Entitlement Key Mounting
As we are using Satellite to provide repositories in our disconnected environment, we need to entitle pods to access the different repositories.
$ oc get cm -n ocp-nvidia-gpu-operator yum-repos -o yaml
apiVersion: v1
data:
redhat.repo: |
[rhel-9-for-x86_64-baseos-rpms]
name = Red Hat Enterprise Linux 9 for x86_64 - BaseOS (RPMs)
baseurl = https://<9.2 baseos repo>
enabled = 1
gpgcheck = 0
repo_gpgcheck = 0
sslverify = 0
module_hotfixes=true
sslclientkey = /run/secrets/etc-pki-entitlement/<entitlement_key_name>-key.pem
sslclientcert = /run/secrets/etc-pki-entitlement/<entitlement_key_name>.pem
[rhel-9-for-x86_64-appstream-rpms]
name = Red Hat Enterprise Linux 9 for x86_64 - AppStream (RPMs)
baseurl = https://<9.2 appstream repo>
enabled = 1
gpgcheck = 0
sslverify = 0
repo_gpgcheck = 0
module_hotfixes=true
sslclientkey = /run/secrets/etc-pki-entitlement/<entitlement_key_name>-key.pem
sslclientcert = /run/secrets/etc-pki-entitlement/<entitlement_key_name>.pem
kind: ConfigMap
metadata:
name: yum-repos
namespace: ocp-nvidia-gpu-operator
$ oc get clusterpolicies.nvidia.com gpu-cluster-policy -o json | jq '.spec.driver.repoConfig'
{
"configMapName": "yum-repos"
}
The relevant ConfigMap (yum-repos) is mounted only to the nvidia-driver-ctr container, not the openshift-driver-toolkit-ctr container.
$ oc -n ocp-nvidia-gpu-operator exec -c openshift-driver-toolkit-ctr nvidia-driver-daemonset-415.92.202408100433-0-kcpkp -- cat /etc/yum.repos.d/redhat.repo
#
# Certificate-Based Repositories
# Managed by (rhsm) subscription-manager
#
# *** This file is auto-generated.

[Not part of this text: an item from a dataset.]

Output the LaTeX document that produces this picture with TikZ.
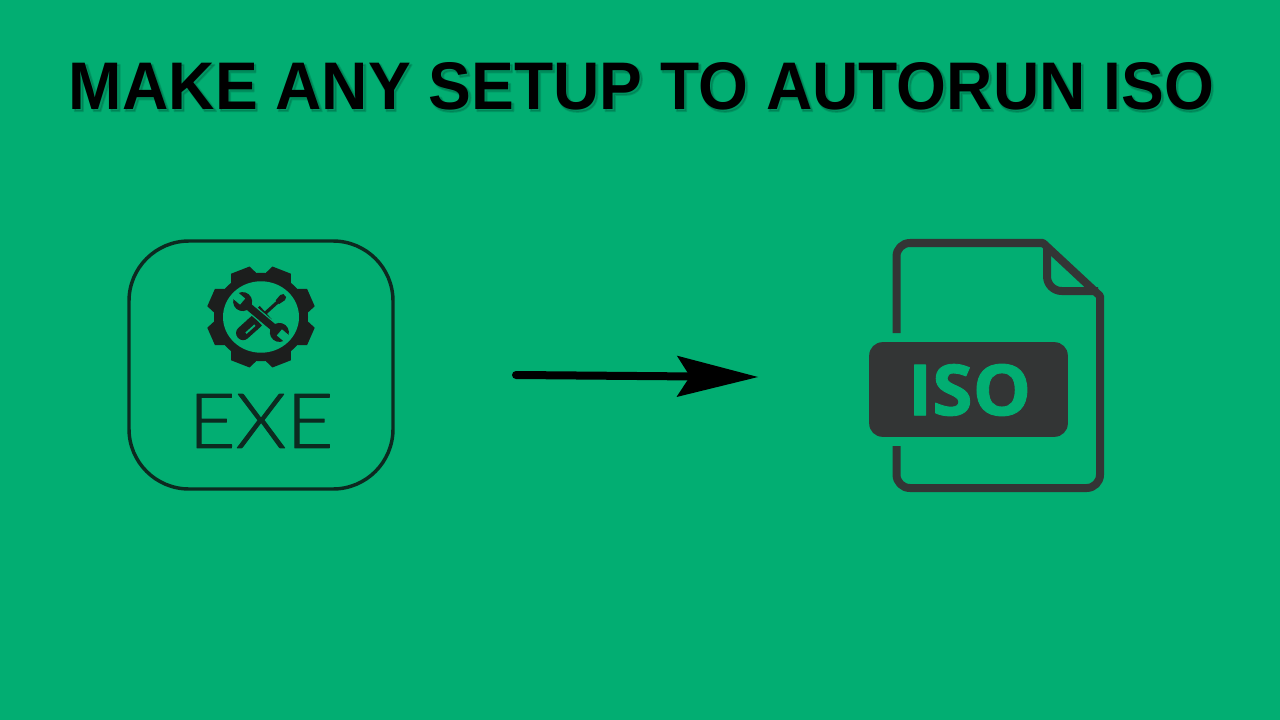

Changes made here will be over-written. ***
# *** Use "subscription-manager repo-override --help" if you wish to make changes. ***
#
# If this file is empty and this system is subscribed consider
# a "yum repolist" to refresh available repos
#
$ oc -n ocp-nvidia-gpu-operator exec -c nvidia-driver-ctr nvidia-driver-daemonset-415.92.202408100433-0-kcpkp -- cat /etc/yum.repos.d/redhat.repo
[rhel-9-for-x86_64-baseos-rpms]
name = Red Hat Enterprise Linux 9 for x86_64 - BaseOS (RPMs)
baseurl = https://<9.2 baseos repo>
enabled = 1
gpgcheck = 0
repo_gpgcheck = 0
sslverify = 0
module_hotfixes=true
sslclientkey = /run/secrets/etc-pki-entitlement/<entitlement_key_name>-key.pem
sslclientcert = /run/secrets/etc-pki-entitlement/<entitlement_key_name>.pem
.....
our questions here:
- Is there a way to inject the yum-repos ConfigMap into the openshift-driver-toolkit-ctr container as well?

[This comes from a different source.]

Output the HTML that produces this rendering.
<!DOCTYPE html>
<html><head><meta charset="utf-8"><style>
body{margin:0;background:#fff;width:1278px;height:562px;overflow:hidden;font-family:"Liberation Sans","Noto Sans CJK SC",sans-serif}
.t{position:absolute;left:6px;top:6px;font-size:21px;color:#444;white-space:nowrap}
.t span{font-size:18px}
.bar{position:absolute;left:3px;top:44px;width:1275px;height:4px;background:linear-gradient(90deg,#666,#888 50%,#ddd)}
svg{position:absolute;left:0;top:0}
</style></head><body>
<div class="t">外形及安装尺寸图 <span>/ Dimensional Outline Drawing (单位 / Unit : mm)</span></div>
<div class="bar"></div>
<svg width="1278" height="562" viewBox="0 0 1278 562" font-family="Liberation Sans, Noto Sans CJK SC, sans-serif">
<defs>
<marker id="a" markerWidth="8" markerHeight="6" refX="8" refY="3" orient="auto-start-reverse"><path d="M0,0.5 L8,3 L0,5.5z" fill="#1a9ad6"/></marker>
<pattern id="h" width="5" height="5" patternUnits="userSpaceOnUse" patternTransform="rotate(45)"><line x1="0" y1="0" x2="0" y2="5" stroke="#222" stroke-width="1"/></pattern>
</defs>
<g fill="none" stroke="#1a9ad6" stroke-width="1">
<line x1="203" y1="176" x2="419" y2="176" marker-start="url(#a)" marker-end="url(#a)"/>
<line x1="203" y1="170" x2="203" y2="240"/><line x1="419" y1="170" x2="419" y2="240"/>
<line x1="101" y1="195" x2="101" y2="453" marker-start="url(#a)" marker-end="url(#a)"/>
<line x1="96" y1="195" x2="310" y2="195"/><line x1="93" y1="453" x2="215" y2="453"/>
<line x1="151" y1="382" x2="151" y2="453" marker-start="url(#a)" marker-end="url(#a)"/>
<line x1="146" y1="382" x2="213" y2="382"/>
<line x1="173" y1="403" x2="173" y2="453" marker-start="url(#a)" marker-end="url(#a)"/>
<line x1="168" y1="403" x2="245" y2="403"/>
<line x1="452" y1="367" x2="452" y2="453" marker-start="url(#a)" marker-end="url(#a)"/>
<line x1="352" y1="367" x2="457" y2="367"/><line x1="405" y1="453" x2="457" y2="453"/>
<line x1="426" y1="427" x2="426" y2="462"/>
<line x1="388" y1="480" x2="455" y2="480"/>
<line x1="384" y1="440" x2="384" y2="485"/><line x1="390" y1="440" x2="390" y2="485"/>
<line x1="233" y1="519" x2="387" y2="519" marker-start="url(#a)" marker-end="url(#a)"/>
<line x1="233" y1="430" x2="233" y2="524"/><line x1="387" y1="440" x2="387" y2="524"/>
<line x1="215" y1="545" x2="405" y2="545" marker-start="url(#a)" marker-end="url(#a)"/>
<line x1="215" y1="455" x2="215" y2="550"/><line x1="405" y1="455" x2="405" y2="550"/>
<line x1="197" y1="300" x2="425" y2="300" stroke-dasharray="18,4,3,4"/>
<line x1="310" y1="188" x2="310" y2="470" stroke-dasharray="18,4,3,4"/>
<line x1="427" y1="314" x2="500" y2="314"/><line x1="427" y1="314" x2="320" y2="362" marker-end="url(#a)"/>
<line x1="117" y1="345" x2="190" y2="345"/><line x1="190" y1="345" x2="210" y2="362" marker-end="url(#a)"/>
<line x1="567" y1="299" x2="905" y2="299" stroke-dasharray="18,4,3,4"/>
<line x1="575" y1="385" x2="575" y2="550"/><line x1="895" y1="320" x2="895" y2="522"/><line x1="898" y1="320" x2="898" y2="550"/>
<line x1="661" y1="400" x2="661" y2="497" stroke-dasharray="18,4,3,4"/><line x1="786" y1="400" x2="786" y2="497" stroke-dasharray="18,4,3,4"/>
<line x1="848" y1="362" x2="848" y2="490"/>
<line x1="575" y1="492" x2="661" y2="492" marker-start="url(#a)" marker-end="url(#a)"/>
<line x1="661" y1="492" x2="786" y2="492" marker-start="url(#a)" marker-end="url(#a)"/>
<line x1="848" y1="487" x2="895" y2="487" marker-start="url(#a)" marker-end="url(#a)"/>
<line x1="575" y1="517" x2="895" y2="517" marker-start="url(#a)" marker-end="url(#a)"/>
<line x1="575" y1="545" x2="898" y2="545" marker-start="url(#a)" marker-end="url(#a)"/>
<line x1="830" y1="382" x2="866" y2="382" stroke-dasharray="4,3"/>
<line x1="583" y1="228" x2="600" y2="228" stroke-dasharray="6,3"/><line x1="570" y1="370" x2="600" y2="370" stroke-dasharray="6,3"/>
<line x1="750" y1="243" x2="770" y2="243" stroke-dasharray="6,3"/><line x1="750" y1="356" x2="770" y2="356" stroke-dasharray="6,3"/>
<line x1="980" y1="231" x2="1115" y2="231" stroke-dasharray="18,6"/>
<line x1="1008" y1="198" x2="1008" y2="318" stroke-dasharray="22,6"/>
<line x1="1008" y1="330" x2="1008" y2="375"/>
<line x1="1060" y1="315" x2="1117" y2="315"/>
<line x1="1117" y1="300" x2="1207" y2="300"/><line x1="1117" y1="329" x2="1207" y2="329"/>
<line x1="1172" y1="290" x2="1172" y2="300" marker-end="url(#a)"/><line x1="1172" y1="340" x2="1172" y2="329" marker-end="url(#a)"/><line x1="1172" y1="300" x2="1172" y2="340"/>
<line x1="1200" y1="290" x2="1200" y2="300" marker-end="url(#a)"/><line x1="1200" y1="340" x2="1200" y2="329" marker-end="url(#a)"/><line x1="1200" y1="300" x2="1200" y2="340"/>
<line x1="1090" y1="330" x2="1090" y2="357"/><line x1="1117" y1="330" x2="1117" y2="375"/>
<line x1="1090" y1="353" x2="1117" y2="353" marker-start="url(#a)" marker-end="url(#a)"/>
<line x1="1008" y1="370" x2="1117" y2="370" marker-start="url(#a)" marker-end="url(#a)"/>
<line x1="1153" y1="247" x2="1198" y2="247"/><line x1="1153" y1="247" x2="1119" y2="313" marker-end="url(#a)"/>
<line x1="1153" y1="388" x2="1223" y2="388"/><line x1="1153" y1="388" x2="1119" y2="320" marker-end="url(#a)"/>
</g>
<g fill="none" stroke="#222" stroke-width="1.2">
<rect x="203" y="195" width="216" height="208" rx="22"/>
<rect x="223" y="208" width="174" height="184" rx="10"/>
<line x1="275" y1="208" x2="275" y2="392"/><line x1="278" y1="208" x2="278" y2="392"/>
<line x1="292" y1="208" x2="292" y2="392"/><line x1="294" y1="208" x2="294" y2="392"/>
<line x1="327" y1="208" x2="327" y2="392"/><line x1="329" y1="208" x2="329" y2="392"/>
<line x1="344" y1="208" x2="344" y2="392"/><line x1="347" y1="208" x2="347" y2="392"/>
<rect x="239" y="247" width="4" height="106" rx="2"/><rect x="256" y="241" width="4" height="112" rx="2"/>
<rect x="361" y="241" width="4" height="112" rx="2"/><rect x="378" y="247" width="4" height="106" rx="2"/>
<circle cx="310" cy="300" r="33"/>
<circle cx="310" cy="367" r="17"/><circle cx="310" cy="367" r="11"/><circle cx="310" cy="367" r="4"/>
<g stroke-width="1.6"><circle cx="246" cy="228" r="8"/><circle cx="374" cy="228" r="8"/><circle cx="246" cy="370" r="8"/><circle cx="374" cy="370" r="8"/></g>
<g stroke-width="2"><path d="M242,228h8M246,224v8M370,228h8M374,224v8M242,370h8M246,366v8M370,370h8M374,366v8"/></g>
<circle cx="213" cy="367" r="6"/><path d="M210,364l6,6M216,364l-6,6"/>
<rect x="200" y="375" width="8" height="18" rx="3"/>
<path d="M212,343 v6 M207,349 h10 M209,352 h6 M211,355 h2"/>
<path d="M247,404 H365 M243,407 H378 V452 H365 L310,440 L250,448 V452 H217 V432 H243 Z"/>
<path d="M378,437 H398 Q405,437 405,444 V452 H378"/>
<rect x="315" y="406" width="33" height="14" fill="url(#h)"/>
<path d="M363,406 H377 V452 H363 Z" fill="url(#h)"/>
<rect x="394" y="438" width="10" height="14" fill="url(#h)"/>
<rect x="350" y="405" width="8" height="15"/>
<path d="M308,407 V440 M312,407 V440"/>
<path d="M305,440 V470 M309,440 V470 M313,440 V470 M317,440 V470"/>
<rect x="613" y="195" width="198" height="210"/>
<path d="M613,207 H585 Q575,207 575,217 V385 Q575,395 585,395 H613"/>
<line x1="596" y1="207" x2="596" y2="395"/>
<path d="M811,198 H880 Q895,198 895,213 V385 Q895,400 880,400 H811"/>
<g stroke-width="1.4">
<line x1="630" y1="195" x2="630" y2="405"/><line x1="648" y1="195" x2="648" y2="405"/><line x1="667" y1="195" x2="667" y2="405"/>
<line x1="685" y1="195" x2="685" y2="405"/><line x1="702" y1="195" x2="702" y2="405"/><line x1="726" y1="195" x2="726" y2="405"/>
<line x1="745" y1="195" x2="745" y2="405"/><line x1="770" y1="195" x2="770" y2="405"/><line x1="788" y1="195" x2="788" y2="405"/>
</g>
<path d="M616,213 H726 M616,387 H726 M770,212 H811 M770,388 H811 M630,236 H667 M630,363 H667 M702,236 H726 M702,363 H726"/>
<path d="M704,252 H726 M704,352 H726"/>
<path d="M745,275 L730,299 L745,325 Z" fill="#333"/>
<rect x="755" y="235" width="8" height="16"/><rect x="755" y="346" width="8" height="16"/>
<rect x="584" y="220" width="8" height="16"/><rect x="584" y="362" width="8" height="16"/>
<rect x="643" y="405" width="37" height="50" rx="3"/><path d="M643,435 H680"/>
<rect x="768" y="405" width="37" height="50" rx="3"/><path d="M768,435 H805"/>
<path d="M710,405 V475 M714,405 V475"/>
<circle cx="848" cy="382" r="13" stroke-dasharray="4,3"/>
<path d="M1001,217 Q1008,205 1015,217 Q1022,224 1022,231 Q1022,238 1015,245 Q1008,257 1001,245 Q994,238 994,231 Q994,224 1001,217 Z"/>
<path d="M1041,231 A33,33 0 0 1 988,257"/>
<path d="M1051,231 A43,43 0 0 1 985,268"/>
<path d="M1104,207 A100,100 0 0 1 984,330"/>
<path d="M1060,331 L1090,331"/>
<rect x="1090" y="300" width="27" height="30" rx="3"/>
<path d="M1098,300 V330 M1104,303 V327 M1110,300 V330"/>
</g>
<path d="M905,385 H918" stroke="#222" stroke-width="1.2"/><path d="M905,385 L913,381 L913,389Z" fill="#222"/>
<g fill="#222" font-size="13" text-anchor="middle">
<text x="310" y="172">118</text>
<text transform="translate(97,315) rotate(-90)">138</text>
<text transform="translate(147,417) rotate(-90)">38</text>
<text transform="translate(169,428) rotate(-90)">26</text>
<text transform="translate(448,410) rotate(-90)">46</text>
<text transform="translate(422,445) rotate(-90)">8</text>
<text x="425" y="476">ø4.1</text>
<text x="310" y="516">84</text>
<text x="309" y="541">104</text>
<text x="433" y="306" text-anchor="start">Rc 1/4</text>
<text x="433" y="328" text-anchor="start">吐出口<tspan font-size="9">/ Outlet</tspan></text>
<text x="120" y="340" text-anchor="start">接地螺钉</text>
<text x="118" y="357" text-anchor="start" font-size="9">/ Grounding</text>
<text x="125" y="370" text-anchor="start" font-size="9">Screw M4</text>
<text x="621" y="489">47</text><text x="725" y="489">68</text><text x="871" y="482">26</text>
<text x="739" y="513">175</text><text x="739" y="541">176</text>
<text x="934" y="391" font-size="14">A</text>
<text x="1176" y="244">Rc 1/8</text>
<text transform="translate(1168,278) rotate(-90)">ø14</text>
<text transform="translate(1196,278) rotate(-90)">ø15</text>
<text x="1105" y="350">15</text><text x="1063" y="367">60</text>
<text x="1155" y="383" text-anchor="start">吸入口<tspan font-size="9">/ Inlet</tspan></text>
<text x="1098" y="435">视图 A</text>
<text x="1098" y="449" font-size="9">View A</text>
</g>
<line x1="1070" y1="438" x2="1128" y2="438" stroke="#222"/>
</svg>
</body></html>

- If not, should we consider building a custom ImageStream for the GPU Operator that includes a modified driver-toolkit image with the necessary repositories pre-configured? Currently, the Operator injects a sidecar with openshift/istag/driver-toolkit:${RHCOS_VERSION}.

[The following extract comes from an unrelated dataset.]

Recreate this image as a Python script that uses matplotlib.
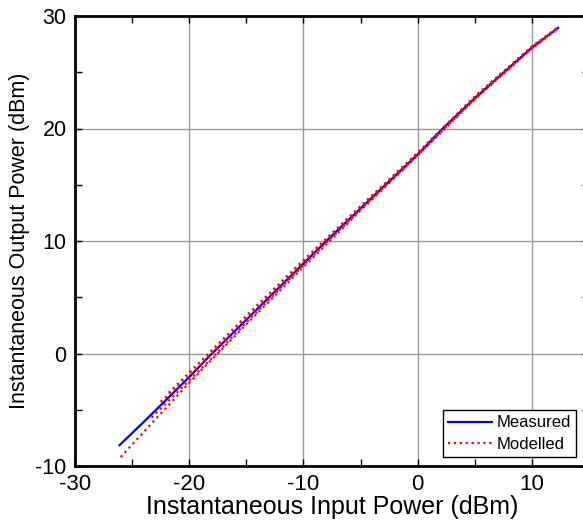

openshift-driver-toolkit-ctr Container Logs
The openshift-driver-toolkit-ctr container logs show attempts to enable additional repositories:
$ oc -n ocp-nvidia-gpu-operator logs -c openshift-driver-toolkit-ctr nvidia-driver-daemonset-415.92.202408100433-0-kcpkp | grep dnf
+ ln -s /usr/bin/true /mnt/shared-nvidia-driver-toolkit/bin/dnf --force
+ dnf install -q -y elfutils-libelf.x86_64 elfutils-libelf-devel.x86_64
+ dnf config-manager --set-enabled rhocp-4.15-for-rhel-8-x86_64-rpms
+ dnf makecache --releasever=9.2
+ dnf config-manager --set-enabled rhel-8-for-x86_64-baseos-eus-rpms
+ dnf makecache --releasever=9.2
+ dnf makecache --releasever=9.2
+ dnf -q -y --releasever=9.2 install kernel-headers-5.14.0-284.79.1.el9_2.x86_64 kernel-devel-5.14.0-284.79.1.el9_2.x86_64
+ dnf -q -y --releasever=9.2 install kernel-core-5.14.0-284.79.1.el9_2.x86_64
+ dnf install -q -y --releasever=9.2 gcc-
Question:
What specific repositories are truly needed for the openshift-driver-toolkit-ctr container to function correctly?
Need for openshift-driver-toolkit-ctr container
As I see that nvidia-driver-ctr is reporting complete installation despite precedent problems, do we really need this openshift-driver-toolkit-ctr sidecontainer ?
Thank you in advance for your help!
This issue is stale because it has been open 90 days with no activity. This issue will be closed in 30 days unless new comments are made or the stale label is removed. To skip these checks, apply the "lifecycle/frozen" label.